Tom has been writing about poker since 1994 and has played across the USA for over 40 years, playing every game in almost every card room in Atlantic City, California and Las Vegas.
The Antidote for Tilt
I bet the title of this article caught your attention, especially if you fall prey to the universally eschewed poker downfall of going on tilt. There are many forms of tilt and one I’ve written about before I like to call SST or Semi Stealth Tilt. That occurs when you begin to slowly drift into tilt without even realizing it but it does effect your game as your decision making becomes impaired. Whatever the form of tilt, it really has more to do with your emotional stability and mind set. Do you allow certain things to get under your skin or do you shed them like water from a duck’s back? There is a lot to be said for acting like a duck! When you feel like you’re drifting into tilt mode, say “Quack, Quack” and regain your resolve to play emotion free poker.
I do believe the antidote for never even drifting towards tilt is to attempt to remain devoid of emotion while performing battle on the green felt. Is this easier said than done? Maybe so, but there is a school of Greek philosophy called Stoicism which was founded around 300 B.C. by Zeno of Citium and developed by his followers that may help you develop the true antidote for tilt at the poker table. The Stoics held that all things are governed by the laws of nature and that the wise man is led by his reason to accept calmly whatever happens, always controlling his emotions. You now know that Harry, down at the end of the table who just went off like a Roman candle, is not of the school of Stoicism!
Stoics sought to live consistently with nature and stressed putting aside passion, unjust thoughts, and indulgence in order to perform duty and gain true freedom. This ancient philosophy of Stoicism is the root of the modern day word stoical, which means to be sternly unconcerned and unemotional about joy, grief, pain, or pleasure while remaining calm and unbothered. While this sounds like it would make Jack a dull boy, it does sound like positive behavior for a poker game plan. I’m not attempting to convert anyone to Stoicism but only to use its doctrines to aid your performance while playing poker. Of course, there are major benefits which can carry over into other aspects of your life as well.
Remaining stoic at the poker table comes with experience and being emotionally well grounded. After playing somewhere about a kazillion hands of poker you will have witnessed enough bizarre flops and one outers hitting on the river as to become immune to their impact. If you think about it, none of the occurrences that are deemed bad beats even approach the odds of hitting the lottery and people hit the lottery all the time! When these long shots occur the rookies gasp in awe while you should just yawn because you’ve seen it before. Unusual … yes, unbelievable… no.
Being stoic at the table projects the best table image as you take both your wins and losses with the same equanimity. This behavior may even rattle some opponents as they cannot imagine themselves remaining so composed when dealing with similar ups or downs. Sitting there remaining stoic exudes a strength and a mastering of emotion that lesser poker players simply do not possess.

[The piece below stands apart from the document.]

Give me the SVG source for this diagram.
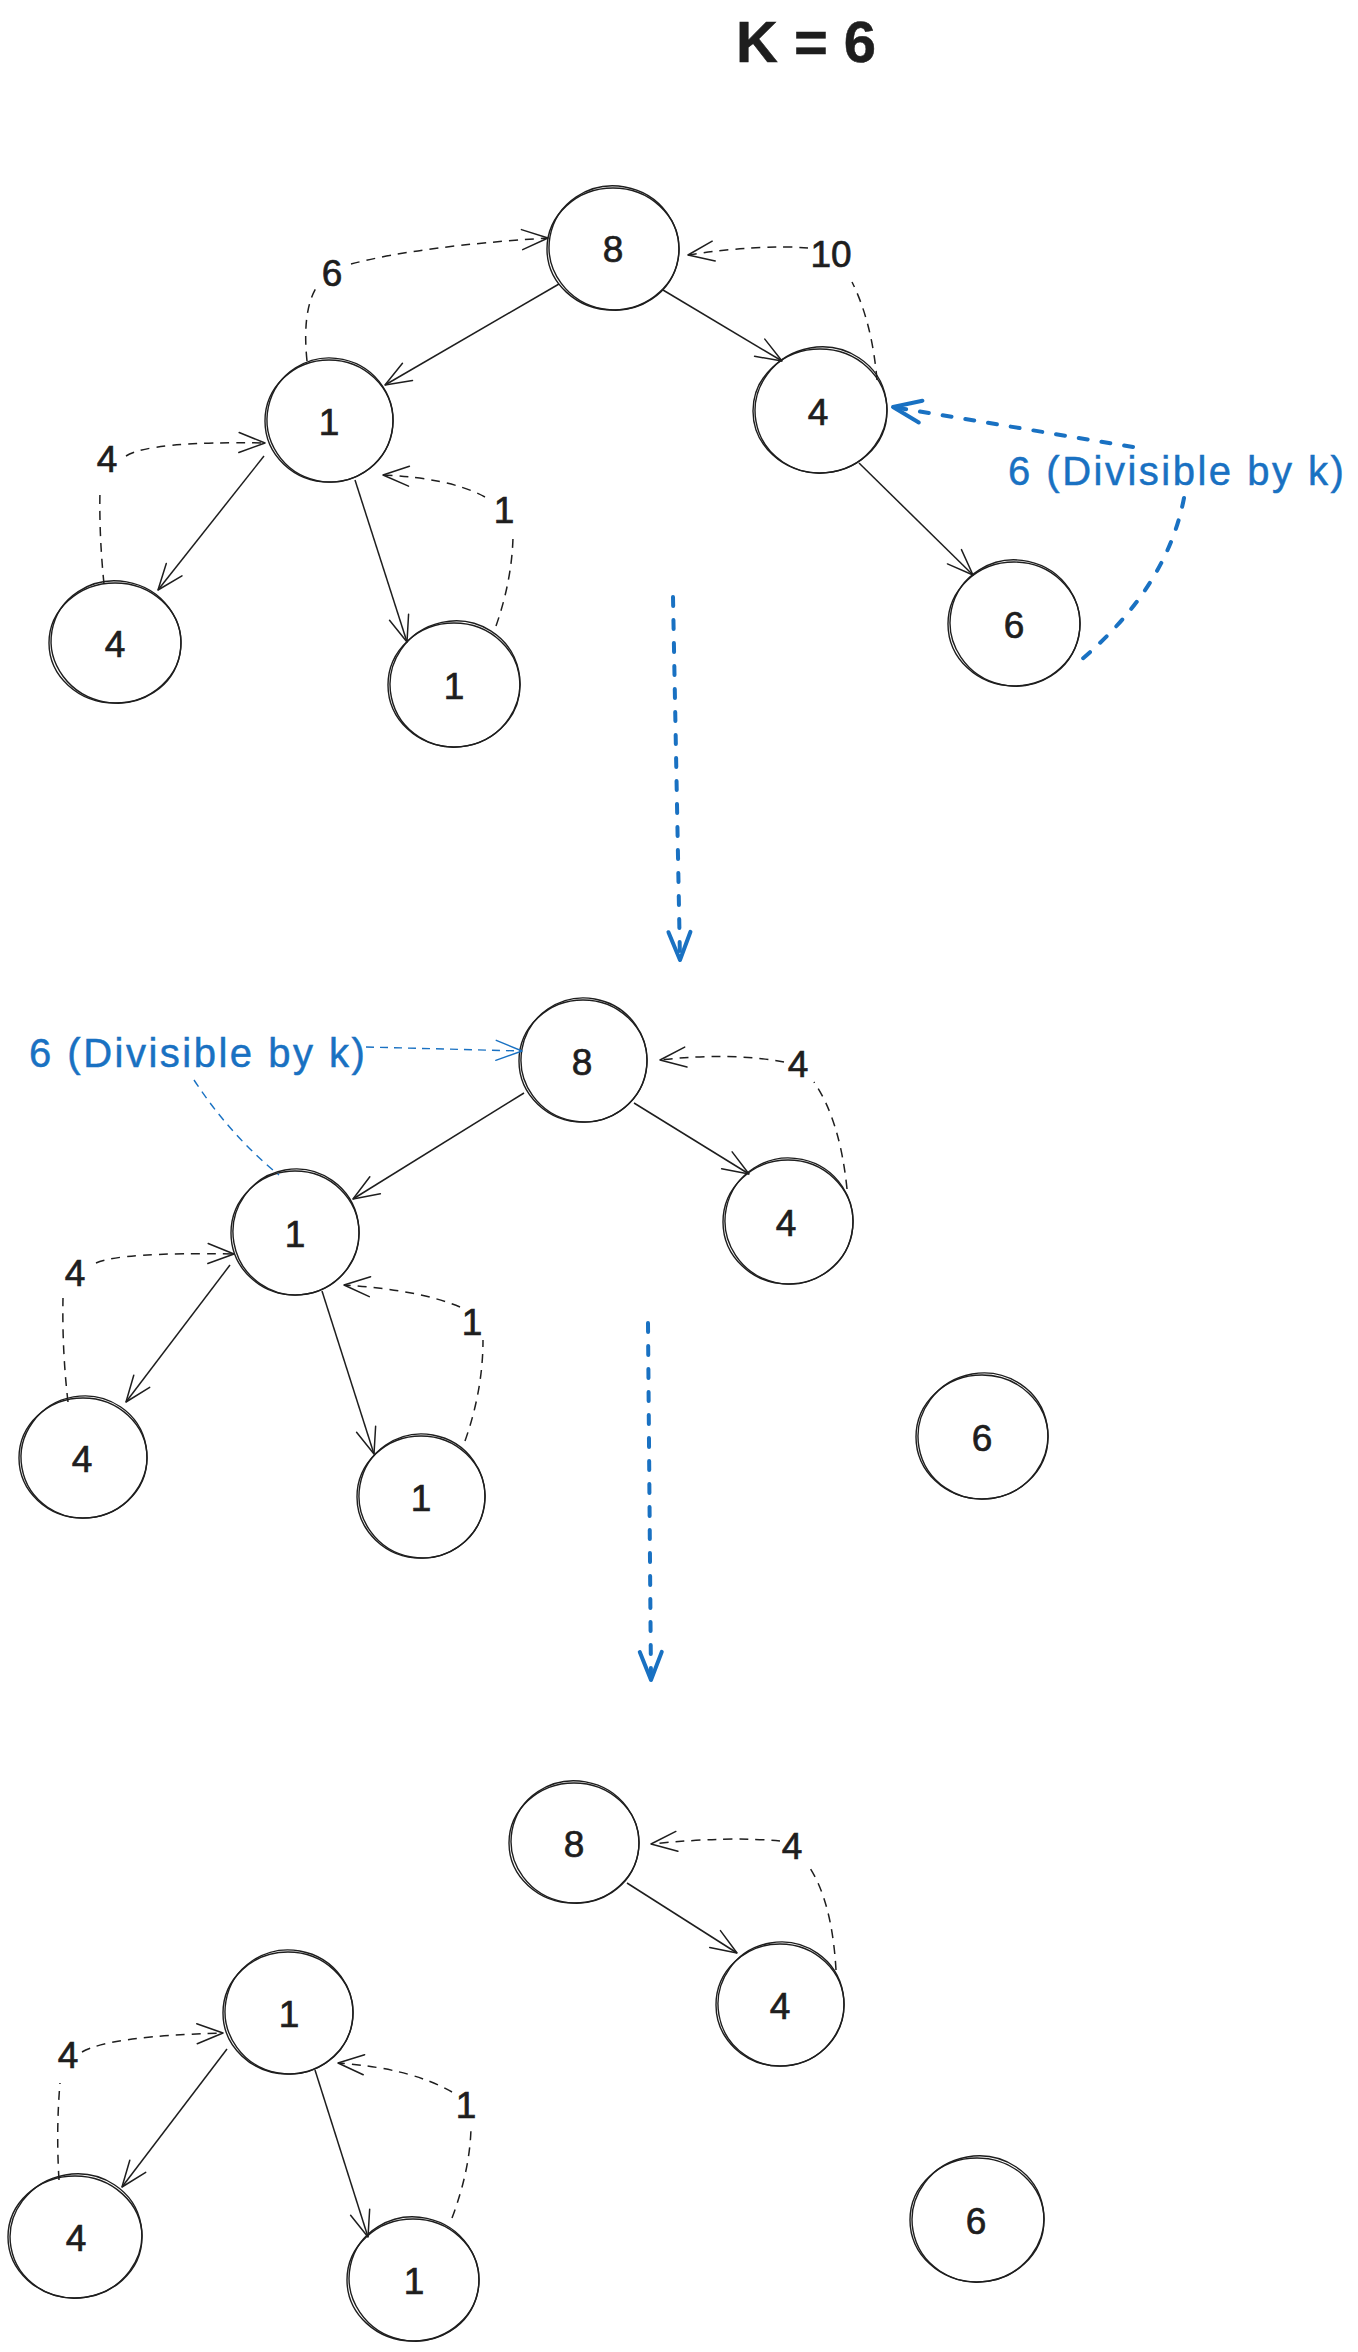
<svg xmlns="http://www.w3.org/2000/svg" width="1358" height="2352" viewBox="0 0 1358 2352">
<style>
.n ellipse{fill:none;stroke:#1e1e1e;stroke-width:1.4}
text{font-family:"Liberation Sans",Arial,sans-serif;font-size:37px;fill:#1e1e1e;stroke:#1e1e1e;stroke-width:0.7}
.n text,.lb text{text-anchor:middle}
.e{fill:none;stroke:#1e1e1e;stroke-width:1.5;marker-end:url(#ah)}
.d{fill:none;stroke:#1e1e1e;stroke-width:1.5;stroke-dasharray:9 7}
.da{fill:none;stroke:#1e1e1e;stroke-width:1.5;stroke-dasharray:9 7;marker-end:url(#ah)}
.bt{fill:none;stroke:#1971c2;stroke-width:4;stroke-dasharray:9 14;stroke-linecap:round}
.bn{fill:none;stroke:#1971c2;stroke-width:1.4;stroke-dasharray:8 6}
.blue{fill:#1971c2;stroke:#1971c2;stroke-width:0.5;font-size:40px;letter-spacing:2.5px}
.title{font-size:58px;font-weight:bold;text-anchor:middle;stroke-width:0.5}
</style>
<defs>
<marker id="ah" markerUnits="userSpaceOnUse" orient="auto" refX="0" refY="0" markerWidth="1" markerHeight="1" overflow="visible"><path d="M-26,-10 L0,0 L-26,10" fill="none" stroke="#1e1e1e" stroke-width="1.5" stroke-linecap="round" stroke-linejoin="round"/></marker>
<marker id="ahb" markerUnits="userSpaceOnUse" orient="auto" refX="0" refY="0" markerWidth="1" markerHeight="1" overflow="visible"><path d="M-28,-11 L0,0 L-28,11" fill="none" stroke="#1971c2" stroke-width="4" stroke-linecap="round" stroke-linejoin="round"/></marker>
<marker id="ahbt" markerUnits="userSpaceOnUse" orient="auto" refX="0" refY="0" markerWidth="1" markerHeight="1" overflow="visible"><path d="M-26,-10 L0,0 L-26,10" fill="none" stroke="#1971c2" stroke-width="1.4" stroke-linecap="round" stroke-linejoin="round"/></marker>
</defs>

<text id="title" class="title" x="806" y="62">K = 6</text>

<!-- Tree 1 -->
<g id="t1-n8" class="n"><ellipse cx="613" cy="249" rx="66" ry="61"/><ellipse cx="614" cy="248" rx="65" ry="62" transform="rotate(10 614 248)"/><text x="613" y="262">8</text></g>
<g id="t1-n1" class="n"><ellipse cx="329" cy="421" rx="64" ry="61"/><ellipse cx="330" cy="420" rx="63" ry="62" transform="rotate(12 330 420)"/><text x="329" y="435">1</text></g>
<g id="t1-n4r" class="n"><ellipse cx="820" cy="411" rx="67" ry="62"/><ellipse cx="821" cy="410" rx="66" ry="63" transform="rotate(-10 821 410)"/><text x="818" y="425">4</text></g>
<g id="t1-n4l" class="n"><ellipse cx="115" cy="643" rx="66" ry="60"/><ellipse cx="116" cy="642" rx="65" ry="61" transform="rotate(10 116 642)"/><text x="115" y="657">4</text></g>
<g id="t1-n1b" class="n"><ellipse cx="454" cy="685" rx="66" ry="62"/><ellipse cx="455" cy="684" rx="65" ry="63" transform="rotate(-12 455 684)"/><text x="454" y="699">1</text></g>
<g id="t1-n6" class="n"><ellipse cx="1014" cy="624" rx="66" ry="62"/><ellipse cx="1015" cy="623" rx="65" ry="63" transform="rotate(12 1015 623)"/><text x="1014" y="638">6</text></g>

<!-- Tree 2 -->
<g id="t2-n8" class="n"><ellipse cx="583" cy="1061" rx="64" ry="61"/><ellipse cx="584" cy="1060" rx="63" ry="62" transform="rotate(10 584 1060)"/><text x="582" y="1075">8</text></g>
<g id="t2-n1" class="n"><ellipse cx="295" cy="1233" rx="64" ry="62"/><ellipse cx="296" cy="1232" rx="63" ry="63" transform="rotate(-10 296 1232)"/><text x="295" y="1247">1</text></g>
<g id="t2-n4r" class="n"><ellipse cx="788" cy="1222" rx="65" ry="62"/><ellipse cx="789" cy="1221" rx="64" ry="63" transform="rotate(12 789 1221)"/><text x="786" y="1236">4</text></g>
<g id="t2-n4l" class="n"><ellipse cx="83" cy="1458" rx="64" ry="60"/><ellipse cx="84" cy="1457" rx="63" ry="61" transform="rotate(-10 84 1457)"/><text x="82" y="1472">4</text></g>
<g id="t2-n1b" class="n"><ellipse cx="421" cy="1497" rx="64" ry="61"/><ellipse cx="422" cy="1496" rx="63" ry="62" transform="rotate(10 422 1496)"/><text x="421" y="1511">1</text></g>
<g id="t2-n6" class="n"><ellipse cx="982" cy="1437" rx="66" ry="62"/><ellipse cx="983" cy="1436" rx="65" ry="63" transform="rotate(-10 983 1436)"/><text x="982" y="1451">6</text></g>

<!-- Tree 3 -->
<g id="t3-n8" class="n"><ellipse cx="574" cy="1843" rx="65" ry="60"/><ellipse cx="575" cy="1842" rx="64" ry="61" transform="rotate(10 575 1842)"/><text x="574" y="1857">8</text></g>
<g id="t3-n4r" class="n"><ellipse cx="780" cy="2005" rx="64" ry="61"/><ellipse cx="781" cy="2004" rx="63" ry="62" transform="rotate(-10 781 2004)"/><text x="780" y="2019">4</text></g>
<g id="t3-n1" class="n"><ellipse cx="288" cy="2013" rx="65" ry="61"/><ellipse cx="289" cy="2012" rx="64" ry="62" transform="rotate(10 289 2012)"/><text x="289" y="2027">1</text></g>
<g id="t3-n4l" class="n"><ellipse cx="75" cy="2237" rx="67" ry="61"/><ellipse cx="76" cy="2236" rx="66" ry="62" transform="rotate(-10 76 2236)"/><text x="76" y="2251">4</text></g>
<g id="t3-n1b" class="n"><ellipse cx="413" cy="2280" rx="66" ry="61"/><ellipse cx="414" cy="2279" rx="65" ry="62" transform="rotate(12 414 2279)"/><text x="414" y="2294">1</text></g>
<g id="t3-n6" class="n"><ellipse cx="977" cy="2220" rx="67" ry="62"/><ellipse cx="978" cy="2219" rx="66" ry="63" transform="rotate(-10 978 2219)"/><text x="976" y="2234">6</text></g>

<g id="connectors">
  <!-- Tree 1 -->
  <path class="e" d="M559,284 L385,385"/>
  <path class="e" d="M663,290 L782,361"/>
  <path class="e" d="M264,456 L158,590"/>
  <path class="e" d="M355,480 L407,642"/>
  <path class="e" d="M859,463 L973,575"/>
  <g class="lb"><path class="d" d="M307,361 Q302,312 316,288"/><path class="da" d="M351,264 Q420,246 548,238"/><text x="332" y="286">6</text></g>
  <g class="lb"><path class="d" d="M877,380 Q872,322 852,282"/><path class="da" d="M808,248 Q760,244 688,255"/><text x="831" y="267">10</text></g>
  <g class="lb"><path class="d" d="M104,584 Q99,535 100,490"/><path class="da" d="M126,456 Q150,441 265,443"/><text x="107" y="472">4</text></g>
  <g class="lb"><path class="d" d="M496,626 Q512,580 513,537"/><path class="da" d="M485,497 Q450,478 383,475"/><text x="504" y="523">1</text></g>
  <g><path class="bt" d="M1133,447 L893,407" marker-end="url(#ahb)"/><path class="bt" d="M1184,498 Q1167,587 1081,660"/><text class="blue" x="1008" y="485">6 (Divisible by k)</text></g>
  <path class="bt" d="M673,597 L680,960" marker-end="url(#ahb)"/>

  <!-- Tree 2 -->
  <path class="e" d="M524,1093 L353,1199"/>
  <path class="e" d="M634,1103 L749,1174"/>
  <path class="e" d="M230,1265 L126,1402"/>
  <path class="e" d="M322,1291 L374,1454"/>
  <g class="lb"><path class="d" d="M847,1189 Q840,1120 814,1082"/><path class="da" d="M784,1062 Q730,1052 660,1060"/><text x="798" y="1077">4</text></g>
  <g class="lb"><path class="d" d="M68,1402 Q62,1350 63,1298"/><path class="da" d="M96,1263 Q120,1252 234,1254"/><text x="75" y="1286">4</text></g>
  <g class="lb"><path class="d" d="M465,1441 Q483,1390 483,1340"/><path class="da" d="M460,1307 Q420,1290 344,1285"/><text x="472" y="1335">1</text></g>
  <g><path class="bn" d="M366,1047 L522,1051" marker-end="url(#ahbt)"/><path class="bn" d="M194,1080 Q230,1135 279,1175"/><text class="blue" x="29" y="1067">6 (Divisible by k)</text></g>
  <path class="bt" d="M648,1323 L651,1680" marker-end="url(#ahb)"/>

  <!-- Tree 3 -->
  <path class="e" d="M627,1883 L737,1953"/>
  <path class="e" d="M227,2049 L122,2187"/>
  <path class="e" d="M315,2070 L368,2237"/>
  <g class="lb"><path class="d" d="M836,1970 Q832,1900 808,1865"/><path class="da" d="M780,1841 Q730,1836 651,1844"/><text x="792" y="1859">4</text></g>
  <g class="lb"><path class="d" d="M59,2180 Q56,2130 60,2083"/><path class="da" d="M82,2052 Q110,2036 223,2033"/><text x="68" y="2068">4</text></g>
  <g class="lb"><path class="d" d="M452,2218 Q470,2170 471,2128"/><path class="da" d="M452,2092 Q410,2068 338,2063"/><text x="466" y="2118">1</text></g>
</g>
</svg>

We have all seen poker players that surely don’t even know the meaning of the word stoic much less possess the emotional control to make it their default style of play. That is actually good news – it means that the more of them there are the higher your chances of prevailing become as long as you possess that emotional grounding. I love to watch the players that continue to grouse about the perceived bad beats they have incurred all the while not paying attention to the current hand unfolding. Energies that are wasted complaining about the vagaries of poker are energies exerted against one’s self. Who’s side are these guys on anyway?
We are all familiar with the tilty player just described but there is yet another type of tilt and that is “Reverse Tilt” and that can be just as ugly to witness. Instead of lamenting about losing a hand they gloat when they are winning. You be the judge – do you find whining about losing or gloating about winning more boorish? Personally, I’d like to plant a size ten in the bum of both of these perpetrators to high quality poker form. The fact is that if these numbskulls were able to step back from these emotionally charged moments and objectively critique their behavior they would see how foolish it appears to the rest of their opponents.
The point of this article is not to advise you to suck all the enjoyment out of our beloved game and just sit there like a grumpy, silent curmudgeon. A good part of the game, especially for recreational poker players, is the camaraderie that exists around the table as we try and get the best of it with friends. What I am trying to “sell” is that you will be better off not demonstrating emotion whether winning or losing. That’s what winners do!
Remember to say “Quack, Quack” if necessary, you’ll thank me for it!